*** Information given
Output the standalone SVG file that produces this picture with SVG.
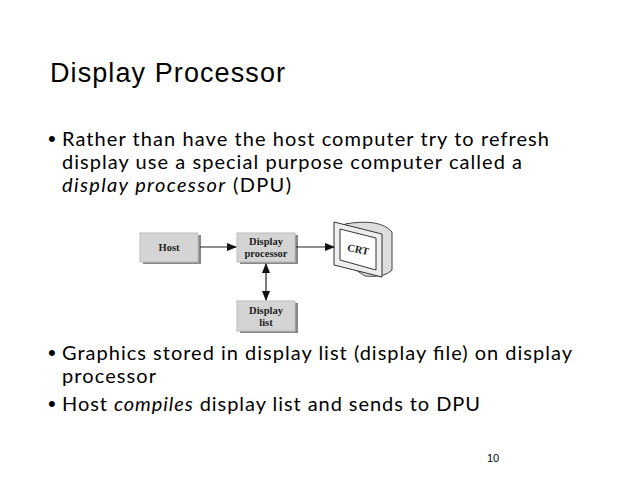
<svg xmlns="http://www.w3.org/2000/svg" width="638" height="478" viewBox="0 0 638 478">
<style>
.t{font-family:"Liberation Sans",Arial,sans-serif;fill:#000}
.b{font-family:Lato,"Open Sans",sans-serif;font-size:20px;fill:#000}
.bl{font-family:"Liberation Sans",sans-serif;font-size:22px}
.box{fill:#d4d4d4;stroke:#bbb;stroke-width:1}
.sh{fill:#888}
.lbl{font-family:"Liberation Serif",serif;font-size:10.5px;font-weight:bold;fill:#222;text-anchor:middle}
.ln{stroke:#222;stroke-width:1.2;fill:none}
</style>
<defs><marker id="a" markerWidth="10" markerHeight="8" refX="9" refY="4" orient="auto-start-reverse" markerUnits="userSpaceOnUse"><path d="M0,0 L10,4 L0,8z" fill="#111"/></marker></defs>
<rect width="638" height="478" fill="#fff"/>
<text class="t" x="50" y="82" font-size="27" textLength="235">Display Processor</text>
<g class="b">
<text class="bl" x="48" y="146">•</text><text x="62" y="146" textLength="487">Rather than have the host computer try to refresh</text>
<text x="62" y="169" textLength="460">display use a special purpose computer called a</text>
<text x="62" y="192" textLength="229"><tspan font-style="italic">display processor</tspan> (DPU)</text>
<text class="bl" x="48" y="360">•</text><text x="62" y="360" textLength="510">Graphics stored in display list (display file) on display</text>
<text x="62" y="383" textLength="94">processor</text>
<text class="bl" x="48" y="411">•</text><text x="62" y="411" textLength="418">Host <tspan font-style="italic">compiles</tspan> display list and sends to DPU</text>
</g>
<text class="t" x="487" y="462" font-size="11">10</text>
<g id="host"><rect class="sh" x="143" y="235" width="58" height="29"/><rect class="box" x="140" y="233" width="58" height="29"/><text class="lbl" x="169" y="251">Host</text></g>
<g id="dp"><rect class="sh" x="240" y="235" width="58" height="29"/><rect class="box" x="237" y="233" width="58" height="29"/><text class="lbl" x="266" y="245">Display</text><text class="lbl" x="266" y="257">processor</text></g>
<g id="dl"><rect class="sh" x="240" y="303" width="58" height="30"/><rect class="box" x="237" y="301" width="58" height="30"/><text class="lbl" x="266" y="314">Display</text><text class="lbl" x="266" y="326">list</text></g>
<g id="crt">
<path d="M345,224 Q380,218 392,232 L392,270 Q385,278 365,276 L350,266 Z" fill="#ddd" stroke="#444"/>
<path d="M334,222 L382,234 L382,277 L334,265 Z" fill="#eee" stroke="#333"/>
<path d="M340,229 L376,238 L376,270 L340,260 Z" fill="#fff" stroke="#333"/>
<text class="lbl" x="358" y="253" transform="rotate(12 358 250)" font-size="11" font-weight="normal">CRT</text>
</g>
<g id="connectors">
<line class="ln" x1="200" y1="247" x2="236" y2="247" marker-end="url(#a)"/>
<line class="ln" x1="296" y1="247" x2="334" y2="247" marker-end="url(#a)"/>
<line class="ln" x1="266" y1="264" x2="266" y2="300" marker-start="url(#a)" marker-end="url(#a)"/>
</g>
</svg>
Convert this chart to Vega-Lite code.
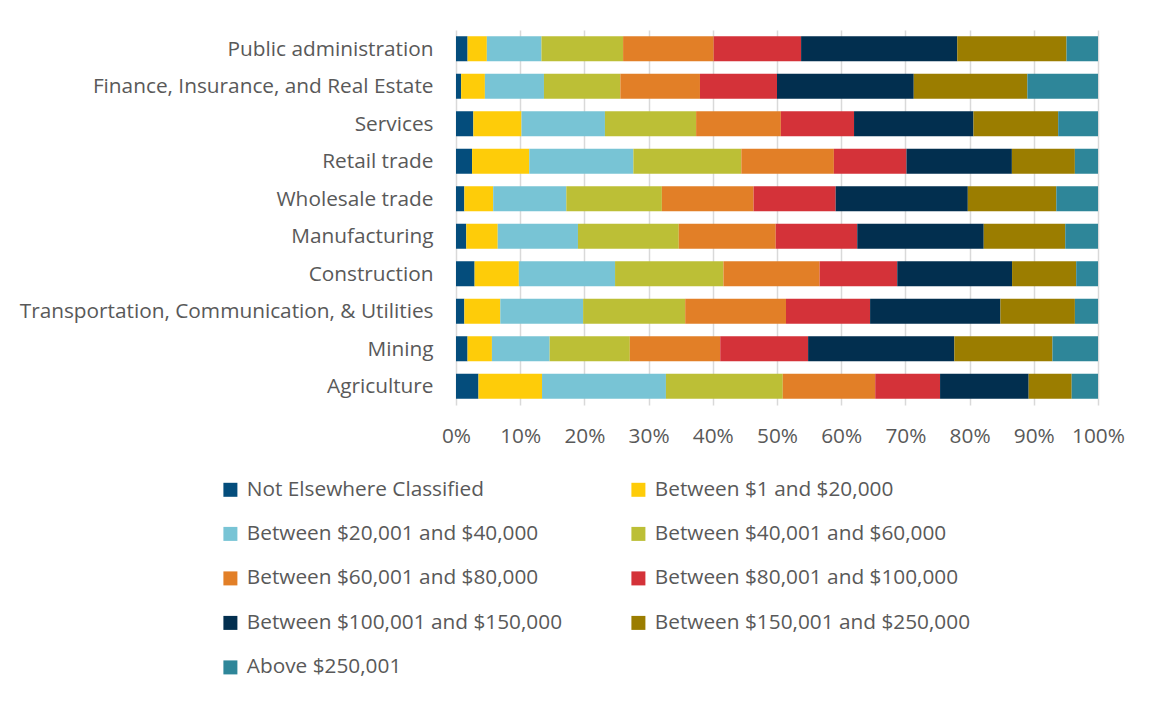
******
*Objective*: Give every line above again exactly, with no pictures.

*Result of this exercise*:
Output the standalone SVG file that produces this picture with SVG.
<svg xmlns="http://www.w3.org/2000/svg" width="638" height="478" viewBox="0 0 638 478">
<style>
.t{font-family:"Liberation Sans",Arial,sans-serif;fill:#000}
.b{font-family:Lato,"Open Sans",sans-serif;font-size:20px;fill:#000}
.bl{font-family:"Liberation Sans",sans-serif;font-size:22px}
.box{fill:#d4d4d4;stroke:#bbb;stroke-width:1}
.sh{fill:#888}
.lbl{font-family:"Liberation Serif",serif;font-size:10.5px;font-weight:bold;fill:#222;text-anchor:middle}
.ln{stroke:#222;stroke-width:1.2;fill:none}
</style>
<defs><marker id="a" markerWidth="10" markerHeight="8" refX="9" refY="4" orient="auto-start-reverse" markerUnits="userSpaceOnUse"><path d="M0,0 L10,4 L0,8z" fill="#111"/></marker></defs>
<rect width="638" height="478" fill="#fff"/>
<text class="t" x="50" y="82" font-size="27" textLength="235">Display Processor</text>
<g class="b">
<text class="bl" x="48" y="146">•</text><text x="62" y="146" textLength="487">Rather than have the host computer try to refresh</text>
<text x="62" y="169" textLength="460">display use a special purpose computer called a</text>
<text x="62" y="192" textLength="229"><tspan font-style="italic">display processor</tspan> (DPU)</text>
<text class="bl" x="48" y="360">•</text><text x="62" y="360" textLength="510">Graphics stored in display list (display file) on display</text>
<text x="62" y="383" textLength="94">processor</text>
<text class="bl" x="48" y="411">•</text><text x="62" y="411" textLength="418">Host <tspan font-style="italic">compiles</tspan> display list and sends to DPU</text>
</g>
<text class="t" x="487" y="462" font-size="11">10</text>
<g id="host"><rect class="sh" x="143" y="235" width="58" height="29"/><rect class="box" x="140" y="233" width="58" height="29"/><text class="lbl" x="169" y="251">Host</text></g>
<g id="dp"><rect class="sh" x="240" y="235" width="58" height="29"/><rect class="box" x="237" y="233" width="58" height="29"/><text class="lbl" x="266" y="245">Display</text><text class="lbl" x="266" y="257">processor</text></g>
<g id="dl"><rect class="sh" x="240" y="303" width="58" height="30"/><rect class="box" x="237" y="301" width="58" height="30"/><text class="lbl" x="266" y="314">Display</text><text class="lbl" x="266" y="326">list</text></g>
<g id="crt">
<path d="M345,224 Q380,218 392,232 L392,270 Q385,278 365,276 L350,266 Z" fill="#ddd" stroke="#444"/>
<path d="M334,222 L382,234 L382,277 L334,265 Z" fill="#eee" stroke="#333"/>
<path d="M340,229 L376,238 L376,270 L340,260 Z" fill="#fff" stroke="#333"/>
<text class="lbl" x="358" y="253" transform="rotate(12 358 250)" font-size="11" font-weight="normal">CRT</text>
</g>
<g id="connectors">
<line class="ln" x1="200" y1="247" x2="236" y2="247" marker-end="url(#a)"/>
<line class="ln" x1="296" y1="247" x2="334" y2="247" marker-end="url(#a)"/>
<line class="ln" x1="266" y1="264" x2="266" y2="300" marker-start="url(#a)" marker-end="url(#a)"/>
</g>
</svg>
Convert this chart to Vega-Lite code.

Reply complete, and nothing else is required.